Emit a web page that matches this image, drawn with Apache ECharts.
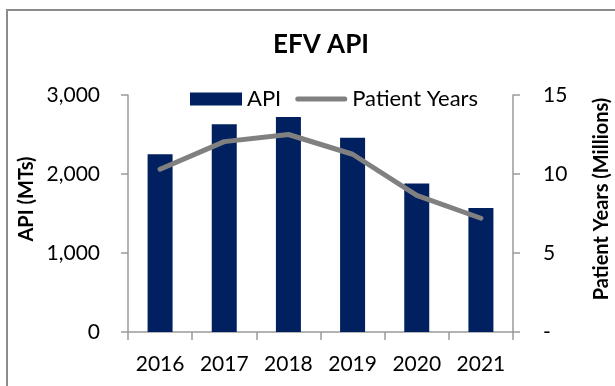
<!DOCTYPE html>
<html>
<head>
<meta charset="utf-8">
<style>
  html, body { margin: 0; padding: 0; background: #ffffff; }
  #chart { width: 615px; height: 386px; }
</style>
<script src="https://cdn.jsdelivr.net/npm/echarts@6/dist/echarts.min.js"></script>
</head>
<body>
<div id="chart"></div>
<script>
// EFV API volumes (MTs) and patient years (millions), 2016-2021
const years = ['2016', '2017', '2018', '2019', '2020', '2021'];
const apiVolumes = [2250, 2630, 2720, 2460, 1880, 1570];
const patientYears = [10.3, 12.05, 12.5, 11.25, 8.65, 7.2];
const leftTicks = [0, 1000, 2000, 3000];
const rightTicks = [0, 5, 10, 15];

const FONT = 'Lato, "Liberation Sans", sans-serif';
const AXIS_GREY = '#9a9a9a';
const LINE_GREY = '#808080';

const chart = echarts.init(document.getElementById('chart'), null, { renderer: 'canvas' });

chart.setOption({
  backgroundColor: '#ffffff',
  animation: false,
  title: {
    text: 'EFV API',
    left: 316,
    textAlign: 'center',
    top: 27,
    textStyle: { fontFamily: FONT, fontSize: 26, fontWeight: 'bold', color: '#000000' }
  },
  legend: {
    top: 83,
    left: 185,
    itemWidth: 52,
    itemHeight: 13,
    itemGap: 14,
    textStyle: { fontFamily: FONT, fontSize: 22, color: '#000000' },
    data: [
      { name: 'API', icon: 'rect' },
      {
        name: 'Patient Years',
        // thick rounded stroke, no marker
        icon: 'path://M2.5,0 L49.5,0 A2.5,2.5 0 0 1 49.5,5 L2.5,5 A2.5,2.5 0 0 1 2.5,0 Z',
        itemStyle: { color: LINE_GREY }
      }
    ]
  },
  graphic: [
    {
      type: 'rect',
      silent: true,
      shape: { x: 7, y: 10, width: 700, height: 500 },
      style: { fill: 'none', stroke: '#8c8c8c', lineWidth: 2 }
    },
    {
      type: 'text',
      x: 27, y: 199,
      rotation: Math.PI / 2,
      style: {
        text: 'API (MTs)', fontFamily: FONT, fontSize: 20, fontWeight: 'bold',
        fill: '#000000', align: 'center', verticalAlign: 'middle'
      }
    },
    {
      type: 'text',
      x: 602, y: 199,
      rotation: Math.PI / 2,
      style: {
        text: 'Patient Years (Millions)', fontFamily: FONT, fontSize: 20, fontWeight: 'bold',
        fill: '#000000', align: 'center', verticalAlign: 'middle'
      }
    }
  ],
  grid: { left: 128, right: 102, top: 95, bottom: 54, containLabel: false },
  xAxis: {
    type: 'category',
    data: years,
    boundaryGap: true,
    axisLine: { lineStyle: { color: AXIS_GREY, width: 1.5 } },
    axisTick: { show: true, length: 8, lineStyle: { color: AXIS_GREY, width: 1.5 } },
    axisLabel: { fontFamily: FONT, fontSize: 21, color: '#000000', margin: 22 }
  },
  yAxis: [
    {
      type: 'value',
      min: leftTicks[0],
      max: leftTicks[leftTicks.length - 1],
      interval: leftTicks[1] - leftTicks[0],
      splitLine: { show: false },
      axisLine: { show: true, lineStyle: { color: AXIS_GREY, width: 1.5 } },
      axisTick: { show: true, length: 7, lineStyle: { color: AXIS_GREY, width: 1.5 } },
      axisLabel: {
        fontFamily: FONT, fontSize: 21, color: '#000000', margin: 28,
        formatter: v => v.toLocaleString('en-US')
      }
    },
    {
      type: 'value',
      position: 'right',
      min: rightTicks[0],
      max: rightTicks[rightTicks.length - 1],
      interval: rightTicks[1] - rightTicks[0],
      splitLine: { show: false },
      axisLine: { show: true, lineStyle: { color: AXIS_GREY, width: 1.5 } },
      axisTick: { show: true, length: 7, lineStyle: { color: AXIS_GREY, width: 1.5 } },
      axisLabel: {
        fontFamily: FONT, fontSize: 21, color: '#000000', margin: 30,
        formatter: v => (v === 0 ? '-' : String(v))
      }
    }
  ],
  series: [
    {
      name: 'API',
      type: 'bar',
      yAxisIndex: 0,
      data: apiVolumes,
      barWidth: 25,
      itemStyle: { color: '#002060' }
    },
    {
      name: 'Patient Years',
      type: 'line',
      yAxisIndex: 1,
      data: patientYears,
      symbol: 'none',
      lineStyle: { color: LINE_GREY, width: 5, cap: 'round', join: 'round' },
      itemStyle: { color: LINE_GREY }
    }
  ]
});
</script>
</body>
</html>
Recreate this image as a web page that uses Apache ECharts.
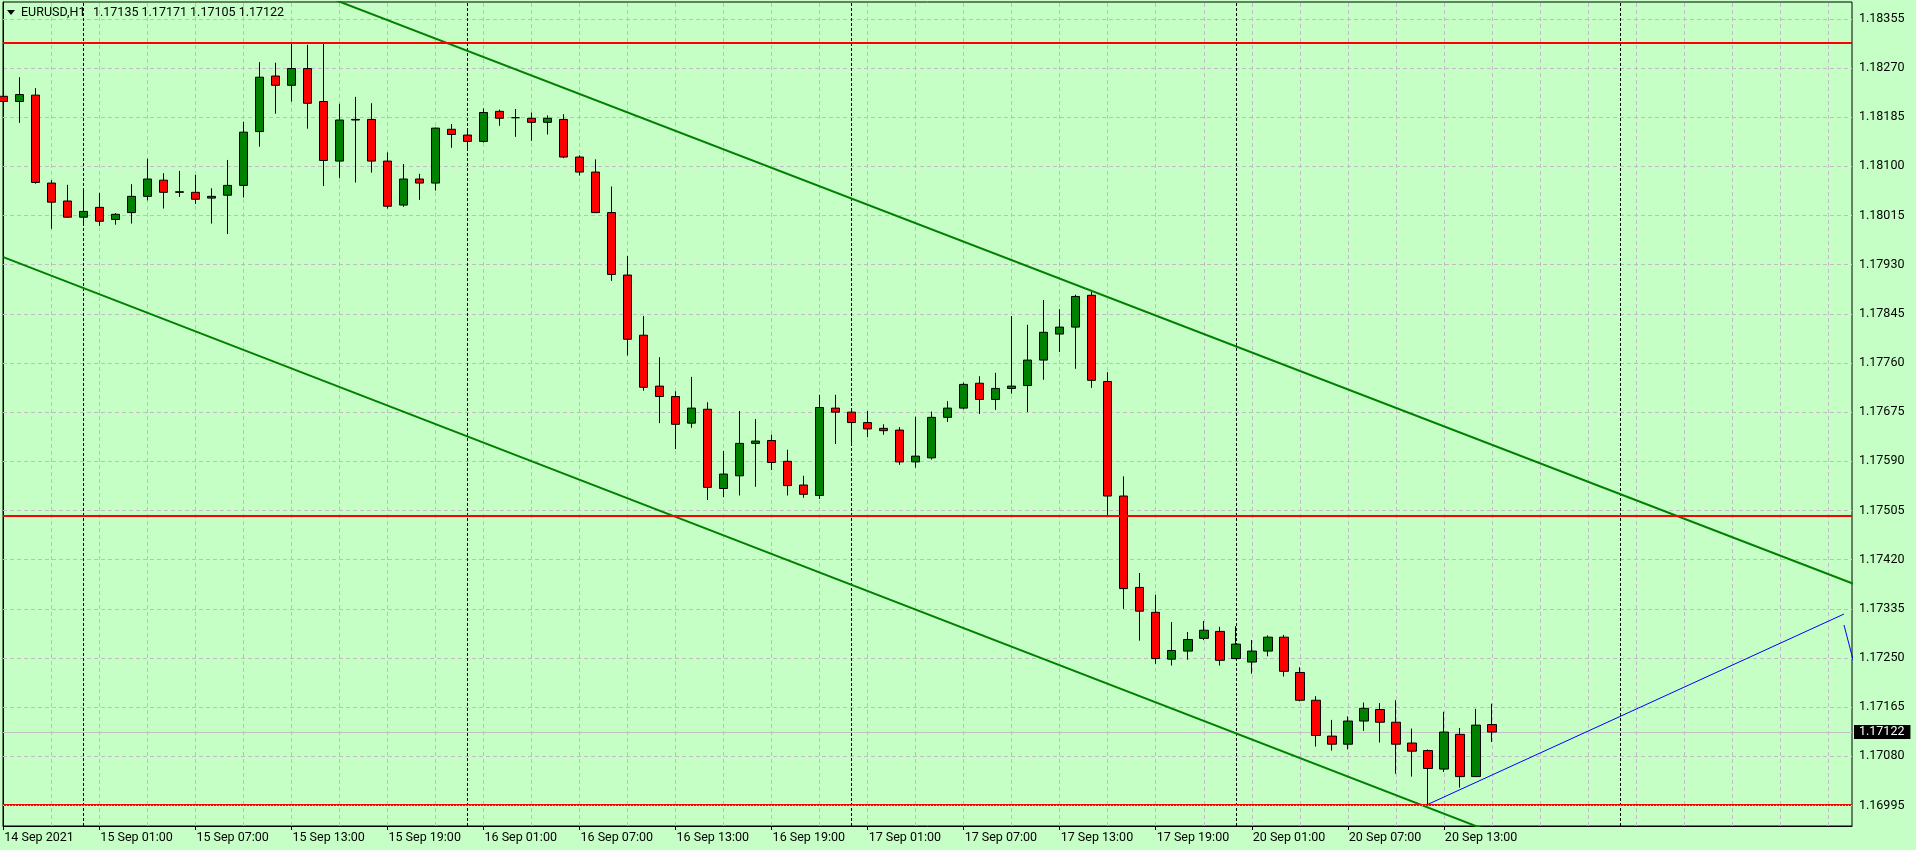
<!DOCTYPE html>
<html>
<head>
<meta charset="utf-8">
<script src="https://cdn.jsdelivr.net/npm/echarts@6.0.0/dist/echarts.min.js"></script>
<style>
html,body{margin:0;padding:0;background:#c6ffc6;}
#chart{width:1916px;height:850px;}
</style>
</head>
<body>
<div id="chart"></div>
<script>
// ---- data (EURUSD H1, bar 0 = 14 Sep 2021 19:00) ----
const symbolTitle = 'EURUSD,H1';
const ohlcTitle = '1.17135 1.17171 1.17105 1.17122';

const opens = [1.18221,1.18212,1.18223,1.18071,1.18040,1.18012,1.18029,1.18008,1.18020,1.18048,
1.18076,1.18056,1.18055,1.18045,1.18050,1.18067,1.18160,1.18256,1.18240,1.18269,
1.18212,1.18109,1.18181,1.18181,1.18109,1.18033,1.18078,1.18071,1.18164,1.18154,
1.18143,1.18195,1.18184,1.18183,1.18176,1.18181,1.18116,1.18090,1.18020,1.17912,
1.17808,1.17720,1.17702,1.17656,1.17680,1.17543,1.17565,1.17621,1.17626,1.17590,
1.17549,1.17531,1.17682,1.17675,1.17657,1.17647,1.17644,1.17589,1.17596,1.17666,
1.17682,1.17725,1.17697,1.17716,1.17721,1.17765,1.17810,1.17822,1.17877,1.17728,
1.17530,1.17372,1.17329,1.17248,1.17262,1.17284,1.17296,1.17249,1.17243,1.17262,
1.17286,1.17225,1.17177,1.17115,1.17101,1.17141,1.17161,1.17139,1.17103,1.17090,
1.17058,1.17118,1.17045,1.17135];

const closes = [1.18212,1.18224,1.18072,1.18038,1.18012,1.18022,1.18005,1.18017,1.18048,1.18078,
1.18055,1.18055,1.18043,1.18048,1.18067,1.18159,1.18254,1.18240,1.18269,1.18209,
1.18110,1.18180,1.18180,1.18109,1.18031,1.18078,1.18071,1.18166,1.18155,1.18143,
1.18193,1.18183,1.18184,1.18176,1.18183,1.18116,1.18090,1.18020,1.17913,1.17801,
1.17718,1.17702,1.17654,1.17682,1.17545,1.17568,1.17621,1.17625,1.17588,1.17548,
1.17533,1.17683,1.17675,1.17657,1.17646,1.17643,1.17589,1.17599,1.17666,1.17682,
1.17723,1.17697,1.17716,1.17720,1.17765,1.17813,1.17822,1.17875,1.17730,1.17530,
1.17370,1.17331,1.17249,1.17263,1.17282,1.17298,1.17246,1.17274,1.17262,1.17286,
1.17227,1.17177,1.17116,1.17101,1.17141,1.17163,1.17139,1.17101,1.17089,1.17059,
1.17122,1.17045,1.17134,1.17122];

const highs = [1.18271,1.18254,1.18235,1.18076,1.18068,1.18062,1.18054,1.18019,1.18069,1.18113,
1.18088,1.18092,1.18085,1.18062,1.18111,1.18177,1.18280,1.18279,1.18313,1.18310,
1.18313,1.18208,1.18220,1.18209,1.18124,1.18104,1.18087,1.18167,1.18173,1.18165,
1.18200,1.18198,1.18199,1.18193,1.18188,1.18190,1.18119,1.18112,1.18065,1.17945,
1.17841,1.17770,1.17711,1.17736,1.17692,1.17608,1.17677,1.17663,1.17636,1.17610,
1.17565,1.17705,1.17705,1.17677,1.17677,1.17654,1.17649,1.17667,1.17676,1.17694,
1.17726,1.17737,1.17743,1.17841,1.17826,1.17869,1.17853,1.17878,1.17883,1.17744,
1.17564,1.17397,1.17359,1.17312,1.17295,1.17314,1.17304,1.17305,1.17281,1.17289,
1.17290,1.17234,1.17184,1.17143,1.17149,1.17173,1.17172,1.17177,1.17128,1.17092,
1.17157,1.17129,1.17162,1.17171];

const lows = [1.18201,1.18175,1.18070,1.17992,1.18011,1.17997,1.17997,1.17999,1.18001,1.18041,
1.18027,1.18047,1.18035,1.18001,1.17983,1.18046,1.18134,1.18191,1.18212,1.18165,
1.18066,1.18080,1.18072,1.18089,1.18027,1.18030,1.18042,1.18058,1.18132,1.18129,
1.18141,1.18170,1.18151,1.18144,1.18155,1.18114,1.18084,1.18019,1.17902,1.17773,
1.17712,1.17656,1.17611,1.17648,1.17523,1.17528,1.17531,1.17546,1.17575,1.17531,
1.17527,1.17525,1.17620,1.17622,1.17632,1.17636,1.17584,1.17579,1.17593,1.17658,
1.17680,1.17672,1.17679,1.17707,1.17675,1.17731,1.17779,1.17750,1.17717,1.17496,
1.17335,1.17280,1.17240,1.17237,1.17247,1.17281,1.17237,1.17248,1.17223,1.17253,
1.17218,1.17175,1.17097,1.17090,1.17092,1.17124,1.17104,1.17050,1.17045,1.16997,
1.17053,1.17026,1.17045,1.17105];

// time-axis tick labels (bar index -> label)
const timeTickBars = [0,6,12,18,24,30,36,42,48,54,60,66,72,78,84,90];
const timeTickLabels = ['14 Sep 2021','15 Sep 01:00','15 Sep 07:00','15 Sep 13:00','15 Sep 19:00',
'16 Sep 01:00','16 Sep 07:00','16 Sep 13:00','16 Sep 19:00','17 Sep 01:00','17 Sep 07:00',
'17 Sep 13:00','17 Sep 19:00','20 Sep 01:00','20 Sep 07:00','20 Sep 13:00'];
// day separators (first bar of each day)
const daySeparatorBars = [5,29,53,77,101];
// price axis tick labels
const priceTicks = [1.16995,1.17080,1.17165,1.17250,1.17335,1.17420,1.17505,1.17590,1.17675,
1.17760,1.17845,1.17930,1.18015,1.18100,1.18185,1.18270,1.18355];
// horizontal levels
const redLevels = [1.18313,1.17496,1.16996];
const bidPrice = 1.17122;
// trend lines [barIndex, price]
const channelUpper = [[0,1.18608],[116,1.17374]];
const channelLower = [[0,1.17943],[116,1.16703]];
const blueLine = [[89,1.16997],[115,1.17326]];
const blueLine2 = [[115,1.17307],[115.7,1.17233]];

// ---- chart ----
const FONT = 'Roboto';
const FS = 12.5;
const candleData = opens.map((o,i)=>[i,o,closes[i],lows[i],highs[i]]);
const gridVBars = [];
for (let b = 3; b <= 114; b += 3) gridVBars.push(b);

const chart = echarts.init(document.getElementById('chart'), null, {renderer:'canvas'});
const option = {
  animation:false,
  backgroundColor:'#c6ffc6',
  grid:{left:3,right:64,top:2,bottom:24,show:true,borderColor:'#000',borderWidth:1,backgroundColor:'transparent'},
  graphic:[
    {type:'polygon',shape:{points:[[7,10],[15,10],[11,15]]},style:{fill:'#000'},z:100},
    {type:'text',left:21,top:6,style:{text:symbolTitle,font:FS+'px '+FONT,fill:'#000'},z:100},
    {type:'text',left:93,top:6,style:{text:ohlcTitle,font:FS+'px '+FONT,fill:'#000'},z:100}
  ],
  xAxis:{
    type:'value',min:-0.02,max:115.5,
    axisLine:{show:true,lineStyle:{color:'#000',width:1}},
    axisTick:{show:true,customValues:timeTickBars,length:4,lineStyle:{color:'#000'}},
    axisLabel:{customValues:timeTickBars,align:'left',margin:5,padding:[0,0,0,1],
      color:'#000',fontFamily:FONT,fontSize:FS,lineHeight:13,
      formatter:(v)=>{const k=timeTickBars.indexOf(Math.round(v));return k>=0?timeTickLabels[k]:'';}},
    splitLine:{show:false}
  },
  yAxis:[{
    type:'value',position:'right',min:1.169596,max:1.18384,
    axisLine:{show:true,lineStyle:{color:'#000',width:1}},
    axisTick:{show:true,customValues:priceTicks,length:3,lineStyle:{color:'#000'}},
    axisLabel:{customValues:priceTicks,margin:7,color:'#000',fontFamily:FONT,fontSize:FS,
      formatter:(v)=>v.toFixed(5)},
    splitLine:{show:false}
  },{
    type:'value',position:'right',min:1.169596,max:1.18384,
    axisLine:{show:false},axisTick:{show:false},splitLine:{show:false},
    axisLabel:{customValues:[bidPrice],margin:2,color:'#fff',backgroundColor:'#000',
      padding:[1,6,0,5],lineHeight:13,fontFamily:FONT,fontSize:FS,
      formatter:(v)=>v.toFixed(5)}
  }],
  series:[
    { // grid lines
      type:'line',data:[],silent:true,symbol:'none',z:1,
      markLine:{silent:true,symbol:'none',z:1,precision:6,animation:false,label:{show:false},
        lineStyle:{color:'#c2bcc4',width:1,type:[4,3]},
        data:priceTicks.map(v=>({yAxis:v})).concat(gridVBars.map(b=>({xAxis:b})))}
    },
    { // day separators + bid line
      type:'line',data:[],silent:true,symbol:'none',z:2,
      markLine:{silent:true,symbol:'none',z:2,precision:6,animation:false,label:{show:false},
        data:daySeparatorBars.map(b=>({xAxis:b,lineStyle:{color:'#000',width:1,type:[3,2]}}))
          .concat([{yAxis:bidPrice,lineStyle:{color:'#c0c0c0',width:1,type:'solid'}}])}
    },
    {
      type:'candlestick',data:candleData,barWidth:9,z:3,silent:true,
      itemStyle:{color:'#008000',color0:'#ff0000',borderColor:'#000',borderColor0:'#000',borderWidth:1}
    },
    {type:'line',data:channelUpper,symbol:'none',silent:true,z:4,lineStyle:{color:'#008000',width:2}},
    {type:'line',data:channelLower,symbol:'none',silent:true,z:4,lineStyle:{color:'#008000',width:2}},
    {type:'line',data:blueLine,symbol:'none',silent:true,z:4,lineStyle:{color:'#0000ff',width:1}},
    {type:'line',data:blueLine2,symbol:'none',silent:true,z:4,lineStyle:{color:'#0000ff',width:1}},
    { // red horizontal levels
      type:'line',data:[],silent:true,symbol:'none',z:5,
      markLine:{silent:true,symbol:'none',z:5,precision:6,animation:false,label:{show:false},
        data:redLevels.map(v=>({yAxis:v,lineStyle:{color:'#ff0000',width:2,type:'solid'}}))
          .concat([{yAxis:redLevels[2],lineStyle:{color:'#ffffff',width:1,type:[1,2],opacity:0.7}}])}
    }
  ]
};
chart.setOption(option);
</script>
</body>
</html>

□ □ □ □ □

- **TO BE DONE**: Go through the records and show every line with the string "image" in it.

- **THE RESULT**:
Emit a web page that matches this image, drawn with Apache ECharts.
Recreate this image as a web page that uses Apache ECharts.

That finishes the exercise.